In Jaymes v. Bonta, filed on October 13, 2025, in the U.S. District Court for the Southern District of California, a coalition of plaintiffs led by the National Rifle Association (NRA), Firearms Policy Coalition (FPC), and Second Amendment Foundation (SAF) is suing California Attorney General Rob Bonta over a newly enacted firearm restriction. The case represents the latest flashpoint in the ongoing legal battle over the reach of the Second Amendment following the Supreme Court’s landmark decisions in District of Columbia v. Heller and New York State Rifle & Pistol Association v. Bruen.
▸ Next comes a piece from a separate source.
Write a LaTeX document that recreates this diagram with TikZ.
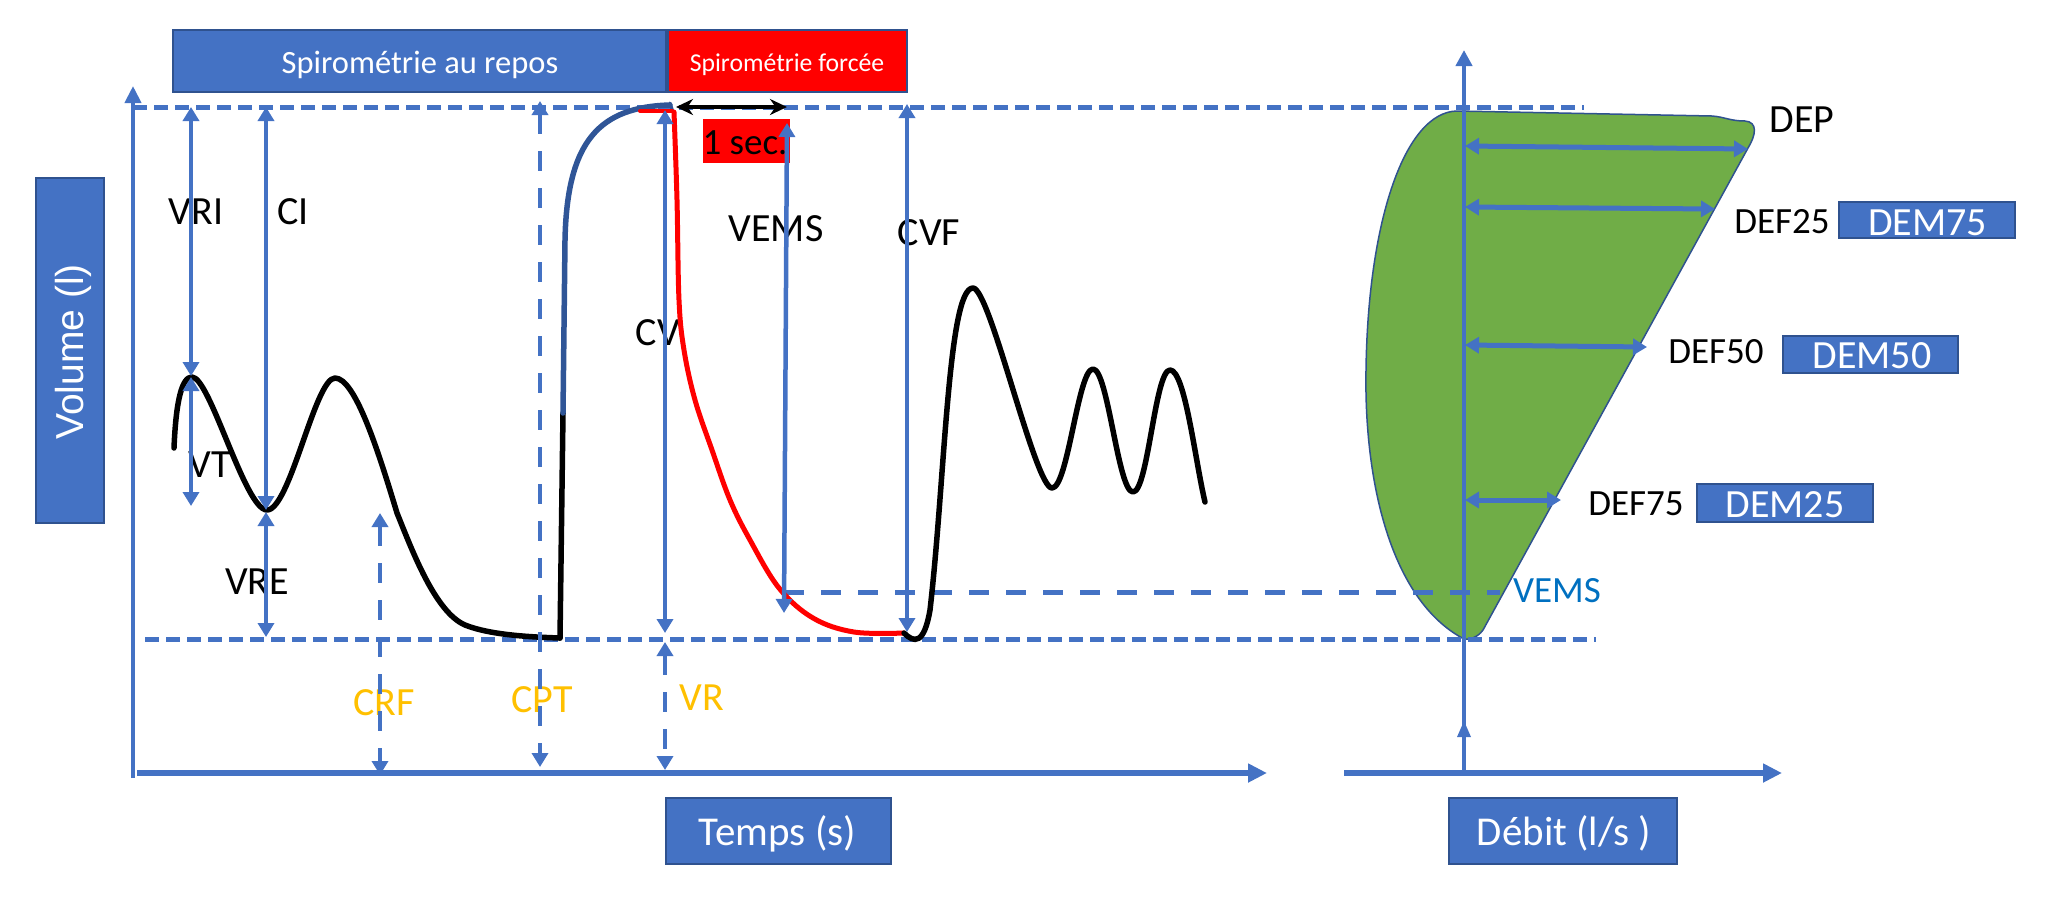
\documentclass[tikz,border=0pt]{standalone}
\usepackage{fontspec}
\setmainfont{Carlito}
\newfontfamily\volfont{Liberation Sans}
\usetikzlibrary{arrows.meta}
\definecolor{oblue}{HTML}{4472C4}
\definecolor{obord}{HTML}{2F528F}
\definecolor{dblue}{HTML}{2F5597}
\definecolor{ored}{HTML}{FF0000}
\definecolor{oorange}{HTML}{FFC000}
\definecolor{ogreen}{HTML}{70AD47}
\definecolor{lblue}{HTML}{0070C0}
\newcommand\myfs[1]{\fontsize{#1}{#1}\selectfont}
\tikzset{
  bx/.style={fill=oblue, draw=obord, line width=2.5pt, inner sep=0pt},
  wt/.style={text=white, inner sep=0pt, anchor=base},
  lab/.style={text=black, inner sep=0pt, anchor=base, font=\myfs{40}},
  olab/.style={lab, text=oorange},
  tri/.tip={Triangle[width=16pt,length=14pt]},
  dimline/.style={draw=oblue, line width=4.5pt, tri-tri},
  ddim/.style={dimline, dash pattern=on 20pt off 17pt},
  hdash/.style={draw=oblue, line width=5pt, dash pattern=on 14pt off 7pt},
  curve/.style={line width=5.5pt, line join=round, line cap=round},
  flow/.style={draw=oblue, line width=5pt, tri-tri},
}
\begin{document}
\begin{tikzpicture}[x=1pt,y=-1pt]
\useasboundingbox (0,0) rectangle (2048,898);

% header boxes
\node[bx, minimum width=493pt, minimum height=62pt] (rep) at (419.5,61) {};
\node[wt, font=\myfs{32.5}] (reptxt) at (420,73) {Spirométrie au repos};
\node[bx, fill=ored, minimum width=239pt, minimum height=62pt] (forc) at (787.5,61) {};
\node[wt, font=\myfs{25.7}] (forctxt) at (787,71) {Spirométrie forcée};

% axis label boxes
\node[bx, minimum width=68pt, minimum height=345pt] (vol) at (70,350.5) {};
\node[text=white, inner sep=0pt, rotate=90, font=\volfont\myfs{39}] (voltxt) at (73,352) {Volume (l)};
\node[bx, minimum width=225pt, minimum height=66pt] (temps) at (778.5,831) {};
\node[wt, font=\myfs{41}] (tempstxt) at (777.5,845) {Temps (s)};
\node[bx, minimum width=228pt, minimum height=66pt] (debit) at (1563,831) {};
\node[wt, font=\myfs{41}] (debittxt) at (1564,845) {Débit (l/s )};

% DEM boxes
\node[bx, minimum width=176pt, minimum height=36pt] (dem75) at (1927,220) {};
\node[wt, font=\myfs{40}] (dem75t) at (1927.5,235) {DEM75};
\node[bx, minimum width=175pt, minimum height=37pt] (dem50) at (1870.5,354.5) {};
\node[wt, font=\myfs{40}] (dem50t) at (1872,368) {DEM50};
\node[bx, minimum width=176pt, minimum height=38pt] (dem25) at (1785,503) {};
\node[wt, font=\myfs{40}] (dem25t) at (1785,517) {DEM25};

% flow-volume loop
\filldraw[fill=ogreen, draw=obord, line width=1.5pt]
  (1464,639) .. controls (1390,600) and (1364,480) .. (1366,370)
  .. controls (1368,220) and (1405,112) .. (1457,111)
  -- (1712,116) .. controls (1725,117) and (1730,121) .. (1745,121)
  .. controls (1758,122) and (1756,135) .. (1748,148)
  -- (1483,630) .. controls (1478,637) and (1470,640) .. (1464,639) -- cycle;

% dashed reference lines
\draw[hdash] (133,107) -- (1584,107);
\draw[hdash] (145,639) -- (1596,639);
\draw[draw=oblue, line width=5pt, dash pattern=on 20pt off 17pt] (784,592) -- (1500,592);

% 1 sec box
\fill[ored] (703,119) rectangle (790,163);
\node[lab, font=\myfs{37}] (sec) at (745,154) {1 sec.};

% labels
\node[lab] (vri) at (196,224) {VRI};
\node[lab] (ci) at (293,224) {CI};
\node[lab] (cv) at (658,345) {CV};
\node[lab] (vems) at (776,241) {VEMS};
\node[lab] (cvf) at (929,245) {CVF};
\node[lab] (vt) at (210,477) {VT};
\node[lab] (vre) at (257,594) {VRE};
\node[olab] (crf) at (384,715) {CRF};
\node[olab] (cpt) at (542,712) {CPT};
\node[olab] (vr) at (702,710) {VR};
\node[lab] (dep) at (1802,132) {DEP};
\node[lab, font=\myfs{37}] (def25) at (1782,233) {DEF25};
\node[lab, font=\myfs{37}] (def50) at (1716,363) {DEF50};
\node[lab, font=\myfs{37}] (def75) at (1636,515) {DEF75};
\node[lab, text=lblue, font=\myfs{37}] (vems2) at (1557,602) {VEMS};

% curves
\draw[curve] (174,448) .. controls (176,400) and (182,377) .. (192,377)
  .. controls (210,377) and (245,510) .. (267,510)
  .. controls (290,510) and (315,378) .. (335,378)
  .. controls (355,378) and (378,450) .. (397,513)
  .. controls (412,550) and (435,612) .. (465,625)
  .. controls (490,635) and (530,637) .. (560,638);
\draw[curve] (560,638) -- (563,413);
\draw[curve, dblue] (563,413) -- (565,240) .. controls (567,140) and (600,107) .. (670,105);
\draw[dblue, line width=3pt, line cap=round] (670,103) -- (673,112);
\draw[curve, ored, line width=4pt] (640,111) -- (672,111);
\draw[curve, ored, line width=5pt] plot[smooth, tension=0.6] coordinates {(674,112) (677,200) (679,300) (684,350) (695,400) (712,450) (730,500) (750,540) (779,588) (813,618) (854,632) (904,633)};
\draw[curve] (904,633) .. controls (914,643) and (924,645) .. (930,610)
  .. controls (945,480) and (948,288) .. (973,288)
  .. controls (990,288) and (1035,488) .. (1052,488)
  .. controls (1068,488) and (1078,369) .. (1093,369)
  .. controls (1108,369) and (1118,492) .. (1133,492)
  .. controls (1148,492) and (1155,370) .. (1170,370)
  .. controls (1185,370) and (1195,460) .. (1205,502);

% dimension arrows
\draw[dimline] (191,107) -- (191,376);
\draw[dimline] (191,377) -- (191,506);
\draw[dimline] (266,107) -- (266,510);
\draw[dimline] (266,512) -- (266,637);
\draw[ddim] (380,513) -- (380,775);
\draw[ddim] (540,101) -- (540,767);
\draw[dimline] (665,110) -- (665,633);
\draw[ddim] (665,642) -- (665,770);
\draw[dimline] (787,123) -- (784,613);
\draw[dimline] (907,104) -- (907,632);
\draw[black, line width=4.5pt, {Stealth[length=17pt,width=16pt]}-{Stealth[length=17pt,width=16pt]}] (676,107) -- (787,107);

% flow arrows
\draw[flow] (1465,146) -- (1748,149);
\draw[flow] (1465,207) -- (1715,209);
\draw[flow] (1465,345) -- (1647,347);
\draw[flow] (1465,500) -- (1561,500);

% axes
\draw[oblue, line width=4pt, -{Triangle[width=16pt,length=17pt]}] (133,778) -- (133,86);
\draw[oblue, line width=5.5pt, -{Triangle[width=18pt,length=19pt]}] (137,773) -- (1267,773);
\draw[oblue, line width=4.5pt, -{Triangle[width=16pt,length=16pt]}] (1464,770) -- (1464,50);
\fill[oblue] (1457,737) -- (1464,721) -- (1471,737) -- cycle;
\draw[oblue, line width=5.5pt, -{Triangle[width=18pt,length=19pt]}] (1344,773) -- (1782,773);
\end{tikzpicture}
\end{document}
At the heart of the lawsuit is California Assembly Bill 1127. The law, signed by Governor Gavin Newsom on October 10, 2025, will take effect on July 1, 2026, and prohibits licensed firearms dealers from selling, transferring, or delivering what California calls “semiautomatic machinegun-convertible pistol.” The statute targets handguns with a “cruciform trigger bar,” a design feature found primarily in Glock and Glock-style pistols. Glocks are the most popular handguns in the United States.
The plaintiffs argue that the new law violates the Second and Fourteenth Amendments by effectively banning the commercial sale of one of the most common handguns in America. They assert that the ban prevents ordinary, law-abiding Californians from acquiring firearms that are “in common use,” which the Supreme Court has repeatedly held are protected under the Constitution.
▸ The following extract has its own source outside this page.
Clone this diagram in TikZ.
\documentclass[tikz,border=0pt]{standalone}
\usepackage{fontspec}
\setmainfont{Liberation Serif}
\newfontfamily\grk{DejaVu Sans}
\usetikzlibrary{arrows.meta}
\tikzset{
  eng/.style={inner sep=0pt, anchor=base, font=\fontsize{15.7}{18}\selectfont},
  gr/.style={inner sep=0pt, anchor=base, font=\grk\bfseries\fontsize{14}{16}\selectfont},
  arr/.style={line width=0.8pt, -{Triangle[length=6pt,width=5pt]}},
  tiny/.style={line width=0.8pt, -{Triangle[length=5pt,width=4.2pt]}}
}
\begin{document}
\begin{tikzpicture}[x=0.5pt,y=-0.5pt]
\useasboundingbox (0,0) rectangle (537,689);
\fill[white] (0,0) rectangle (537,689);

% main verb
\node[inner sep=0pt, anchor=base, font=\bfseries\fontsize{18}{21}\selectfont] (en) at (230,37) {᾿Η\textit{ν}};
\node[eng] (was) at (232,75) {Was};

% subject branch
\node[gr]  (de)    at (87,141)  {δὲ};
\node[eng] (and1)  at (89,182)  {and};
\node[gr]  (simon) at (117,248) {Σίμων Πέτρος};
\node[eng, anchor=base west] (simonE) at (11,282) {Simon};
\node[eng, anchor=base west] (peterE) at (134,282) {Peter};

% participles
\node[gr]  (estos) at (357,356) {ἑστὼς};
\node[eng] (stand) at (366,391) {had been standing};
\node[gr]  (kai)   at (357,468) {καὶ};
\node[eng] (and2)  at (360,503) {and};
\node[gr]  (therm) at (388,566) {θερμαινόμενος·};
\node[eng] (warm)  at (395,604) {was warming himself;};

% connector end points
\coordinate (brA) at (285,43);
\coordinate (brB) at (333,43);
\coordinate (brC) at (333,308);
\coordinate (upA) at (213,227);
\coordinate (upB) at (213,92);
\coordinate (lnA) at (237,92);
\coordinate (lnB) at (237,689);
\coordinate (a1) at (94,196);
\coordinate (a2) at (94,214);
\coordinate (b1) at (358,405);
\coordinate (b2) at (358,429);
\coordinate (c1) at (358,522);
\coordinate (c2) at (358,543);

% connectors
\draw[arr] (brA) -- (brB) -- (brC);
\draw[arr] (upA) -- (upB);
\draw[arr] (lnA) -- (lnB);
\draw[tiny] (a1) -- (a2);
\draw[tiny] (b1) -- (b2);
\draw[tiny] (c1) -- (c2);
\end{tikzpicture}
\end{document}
The plaintiffs include individual gun owners, firearms dealers, and major gun rights organizations. Danielle Jaymes, a San Diego County resident, alleges she would purchase one of the banned handguns after July 2026 if the law were not in place. PWGG, L.P., doing business as Poway Weapons & Gear, and its president, John Phillips, claim the law will prevent them from selling popular handguns they have legally sold for over a decade. The NRA, FPC, and SAF joined as organizational plaintiffs representing their members statewide.
Their attorneys, led by Bradley Benbrook of Benbrook Law Group and David Thompson of the Washington, D.C.-based Cooper & Kirk firm, seek declaratory and injunctive relief, asking the Court to strike down the law before it takes effect. The plaintiffs frame the case as a clear constitutional question: whether the state can prohibit the sale of handguns that millions of Americans own and use lawfully.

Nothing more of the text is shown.